Key idea: Topics (distributions over words) are located in the word embedding space.

Mechanism:

Each word has an embedding vector (pre-trained)
Each topic is located at a point in embedding space
Word probability in topic depends on distance/similarity

Formally:

P(word w | topic z) ∝ exp(-||embedding_w - topic_center_z||²)

Close words in embedding space have higher probability in same topic.

Basic Usage

from poisson_topicmodels import ETM
import numpy as np

# Pre-trained embeddings: (vocab_size, embedding_dim)
embeddings = load_pretrained_embeddings('glove')  # Shape: (500, 300)

model = ETM(
    counts=counts,
    vocab=vocab,
    embeddings_mapping=embeddings,
    num_topics=10,
    batch_size=32,
)

params = model.train_step(num_steps=200, lr=0.01, random_seed=42)

# Results use the same API as other models
model.summary()
top_words = model.return_top_words_per_topic(n=10)
beta = model.return_beta()                # uses softmax(ρ @ α)
categories, e_theta = model.return_topics()  # neural encoder inference

Loading Pre-trained Embeddings

From file (GloVe format):

import numpy as np

def load_glove_embeddings(filepath, vocab, embedding_dim=300):
    """Load GloVe embeddings for given vocabulary."""
    embeddings = {}
    with open(filepath, 'r') as f:
        for line in f:
            parts = line.split()
            word = parts[0]
            if word in vocab:
                embeddings[word] = np.array(parts[1:], dtype=np.float32)

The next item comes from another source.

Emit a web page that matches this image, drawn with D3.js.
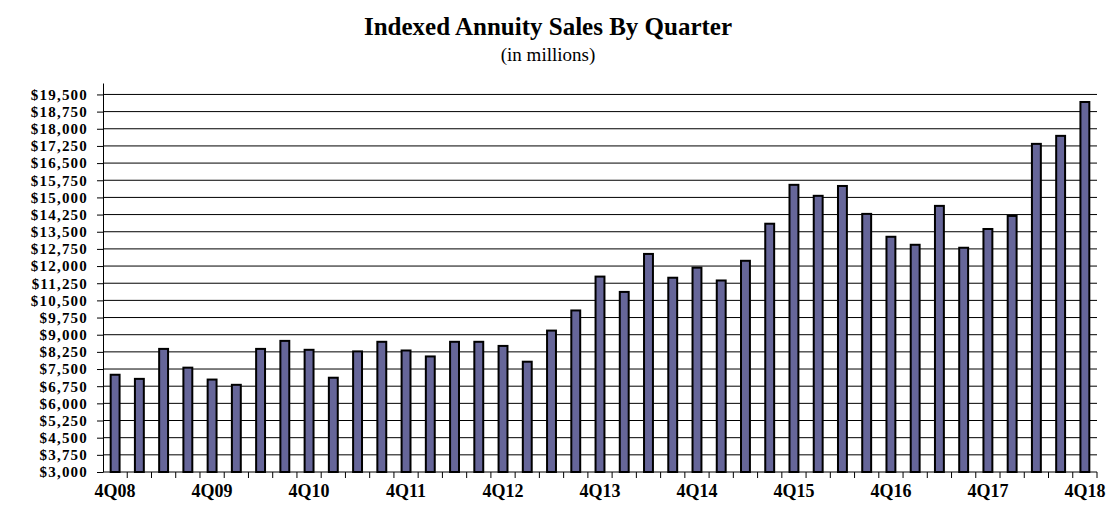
<!DOCTYPE html>
<html>
<head>
<meta charset="utf-8">
<script src="https://cdnjs.cloudflare.com/ajax/libs/d3/7.8.5/d3.min.js"></script>
<style>
  body { margin: 0; background: #fff; }
  text { font-family: "Liberation Serif", "Times New Roman", serif; }
</style>
</head>
<body>
<div id="chart"></div>
<script>
// data (millions of dollars)
var quarters = ["4Q08","1Q09","2Q09","3Q09","4Q09","1Q10","2Q10","3Q10","4Q10",
  "1Q11","2Q11","3Q11","4Q11","1Q12","2Q12","3Q12","4Q12","1Q13","2Q13","3Q13","4Q13",
  "1Q14","2Q14","3Q14","4Q14","1Q15","2Q15","3Q15","4Q15","1Q16","2Q16","3Q16","4Q16",
  "1Q17","2Q17","3Q17","4Q17","1Q18","2Q18","3Q18","4Q18"];
var sales = [7250, 7070, 8380, 7560, 7040, 6810, 8380, 8730, 8340,
  7120, 8270, 8690, 8310, 8050, 8690, 8690, 8510, 7820, 9180, 10060, 11540,
  10870, 12530, 11490, 11930, 11370, 12230, 13850, 15550, 15070, 15500, 14280, 13280,
  12930, 14630, 12800, 13620, 14190, 17340, 17690, 19170];
var yTicks = [3000, 3750, 4500, 5250, 6000, 6750, 7500, 8250, 9000, 9750, 10500, 11250,
  12000, 12750, 13500, 14250, 15000, 15750, 16500, 17250, 18000, 18750, 19500];
var xLabels = ["4Q08","4Q09","4Q10","4Q11","4Q12","4Q13","4Q14","4Q15","4Q16","4Q17","4Q18"];

var width = 1117;
var height = 530;
var margin = {top: 83, right: 20, bottom: 58, left: 103};

var svg = d3.select("#chart")
    .append("svg")
    .attr("width", width)
    .attr("height", height);

var x = d3.scaleBand()
    .domain(quarters)
    .range([margin.left, width - margin.right])
    .paddingInner(0.55)
    .paddingOuter(0.275);

var y = d3.scaleLinear()
    .domain([3000, 20000])
    .range([height - margin.bottom, margin.top]);

var fmt = d3.format(",");

// title
svg.append("text")
    .attr("x", 548).attr("y", 35)
    .attr("text-anchor", "middle")
    .attr("font-size", 25)
    .attr("font-weight", "bold")
    .text("Indexed Annuity Sales By Quarter");
svg.append("text")
    .attr("x", 548).attr("y", 61)
    .attr("text-anchor", "middle")
    .attr("font-size", 19)
    .text("(in millions)");

// gridlines
svg.append("g")
  .selectAll("line")
  .data(yTicks.slice(1))
  .join("line")
    .attr("x1", margin.left)
    .attr("x2", width - margin.right)
    .attr("y1", d => y(d))
    .attr("y2", d => y(d))
    .attr("stroke", "#000")
    .attr("stroke-width", 1);

// bars
svg.append("g")
  .selectAll("rect")
  .data(sales)
  .join("rect")
    .attr("x", (d, i) => x(quarters[i]) + 1)
    .attr("y", d => y(d))
    .attr("width", x.bandwidth() - 2)
    .attr("height", d => y(3000) - y(d))
    .attr("fill", "#666699")
    .attr("stroke", "#000")
    .attr("stroke-width", 2);

// y axis
var yAxis = svg.append("g")
    .attr("transform", `translate(${margin.left},0)`)
    .call(d3.axisLeft(y).tickValues(yTicks).tickSize(6).tickPadding(9)
      .tickFormat(d => "$" + fmt(d)).tickSizeOuter(0));
yAxis.selectAll("text")
    .attr("font-size", 15)
    .attr("font-weight", "bold")
    .attr("letter-spacing", 1.2)
    .attr("fill", "#000")
    .style("font-family", "'Liberation Serif', serif");

// x axis: labels under every 4th bar, ticks on category boundaries
var xAxis = svg.append("g")
    .attr("transform", `translate(0,${height - margin.bottom})`)
    .call(d3.axisBottom(x).tickValues(xLabels).tickSize(0).tickPadding(12).tickSizeOuter(0));
xAxis.select(".domain").remove();
xAxis.selectAll("text")
    .attr("font-size", 18)
    .attr("font-weight", "bold")
    .attr("fill", "#000")
    .style("font-family", "'Liberation Serif', serif");

var step = x.step();
svg.append("g")
  .selectAll("line")
  .data(quarters)
  .join("line")
    .attr("x1", d => x(d) - x.paddingOuter() * step + step)
    .attr("x2", d => x(d) - x.paddingOuter() * step + step)
    .attr("y1", y(3000))
    .attr("y2", y(3000) + 6)
    .attr("stroke", "#000");

svg.append("line")
    .attr("x1", margin.left).attr("x2", width - margin.right)
    .attr("y1", y(3000)).attr("y2", y(3000))
    .attr("stroke", "#000");
</script>
</body>
</html>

    # Create matrix for vocab
    embedding_matrix = np.zeros((len(vocab), embedding_dim), dtype=np.float32)
    for i, word in enumerate(vocab):
        if word in embeddings:
            embedding_matrix[i] = embeddings[word]
        else:
            # Random embedding for OOV words
            embedding_matrix[i] = np.random.randn(embedding_dim) * 0.1

    return embedding_matrix

embeddings = load_glove_embeddings('glove.6B.300d.txt', vocab)

From gensim:

from gensim.models import Word2Vec

# Load Word2Vec model
w2v_model = Word2Vec.load('word2vec_model.bin')

# Extract embeddings for vocabulary
embedding_dim = w2v_model.vector_size
embeddings = np.zeros((len(vocab), embedding_dim))

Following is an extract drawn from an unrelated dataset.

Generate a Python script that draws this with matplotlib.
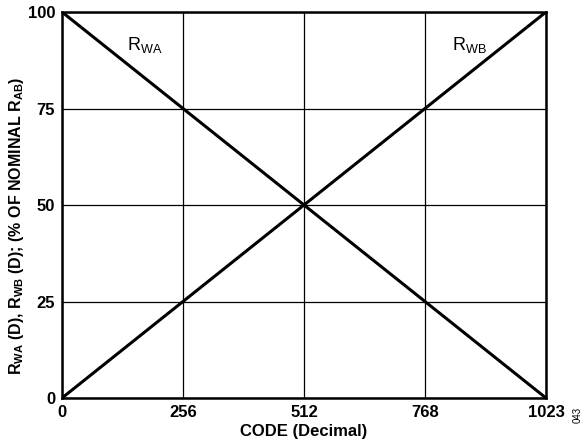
import matplotlib
matplotlib.use("Agg")
import matplotlib.pyplot as plt

plt.rcParams['font.family'] = ['Liberation Sans', 'DejaVu Sans']
plt.rcParams['mathtext.fontset'] = 'custom'
plt.rcParams['mathtext.rm'] = 'Liberation Sans'
plt.rcParams['mathtext.bf'] = 'Liberation Sans:bold'

codes = [0, 1023]
rwa = [100, 0]
rwb = [0, 100]
xticks = [0, 256, 512, 768, 1023]
yticks = [0, 25, 50, 75, 100]

fig = plt.figure(figsize=(5.87, 4.44), dpi=100)
ax = fig.add_axes([62/587, 1-398/444, (546-62)/587, (398-12)/444])
ax.plot(codes, rwa, color='black', lw=2.2)
ax.plot(codes, rwb, color='black', lw=2.2)
ax.set_xlim(0, 1023)
ax.set_ylim(0, 100)
ax.set_xticks(xticks)
ax.set_yticks(yticks)
ax.set_xticklabels([str(t) for t in xticks], fontweight='bold', fontsize=12)
ax.set_yticklabels([str(t) for t in yticks], fontweight='bold', fontsize=12)
ax.tick_params(length=0, pad=5)
ax.grid(True, color='black', lw=0.9)
ax.set_axisbelow(True)
for s in ax.spines.values():
    s.set_linewidth(1.8)
ax.set_xlabel('CODE (Decimal)', fontweight='bold', fontsize=12, labelpad=3)
fig.text(17/587, 1-226/444,
         r'R$_{\mathbf{WA}}$ (D), R$_{\mathbf{WB}}$ (D); (% OF NOMINAL R$_{\mathbf{AB}}$)',
         fontweight='bold', fontsize=11.5, rotation=90, ha='center', va='center')
ax.text(175, 91.5, r'R$_{\mathrm{WA}}$', fontsize=13, ha='center', va='center')
ax.text(862, 91.5, r'R$_{\mathrm{WB}}$', fontsize=13, ha='center', va='center')
fig.text(578/587, 1-415/444, '043', rotation=90, fontsize=7, ha='center', va='center')
fig.savefig('out.png', dpi=100)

for i, word in enumerate(vocab):
    if word in w2v_model.wv:
        embeddings[i] = w2v_model.wv[word]
    else:
        embeddings[i] = np.random.randn(embedding_dim) * 0.1

From fastText:

from fastText import load_model

model = load_model('fasttext_model.bin')

embeddings = np.array([
    model.get_word_vector(word) for word in vocab
]).astype(np.float32)

Practical Example: News Classification

from poisson_topicmodels import ETM
from gensim.models import Word2Vec

# Train or load Word2Vec on news corpus
w2v = Word2Vec(sentences=tokenized_documents, vector_size=300, window=5)

# Create embedding matrix
embeddings = np.array([
    w2v.wv[word] if word in w2v.wv else np.random.randn(300) * 0.1
    for word in vocab
])

# Train ETM
model = ETM(
    counts=counts,
    vocab=vocab,
    embeddings_mapping=embeddings,
    num_topics=15,
    batch_size=64,
)

model.train_step(num_steps=200, lr=0.01)

# Inspect topics
model.summary()
top_words = model.return_top_words_per_topic(n=15)
for topic_id, words in top_words.items():
    print(f"Topic {topic_id}: {', '.join(words)}")

Comparing ETM vs Standard Models

Quality comparison:

# Train multiple models
pf_model = PF(counts, vocab, num_topics=10, batch_size=32)
pf_model.train_step(num_steps=200, lr=0.01)

etm_model = ETM(counts, vocab, embeddings_mapping=embeddings, num_topics=10, batch_size=32)
etm_model.train_step(num_steps=200, lr=0.01)

# Calculate coherence
pf_coherence = pf_model.compute_topic_coherence()
etm_coherence = etm_model.compute_topic_coherence()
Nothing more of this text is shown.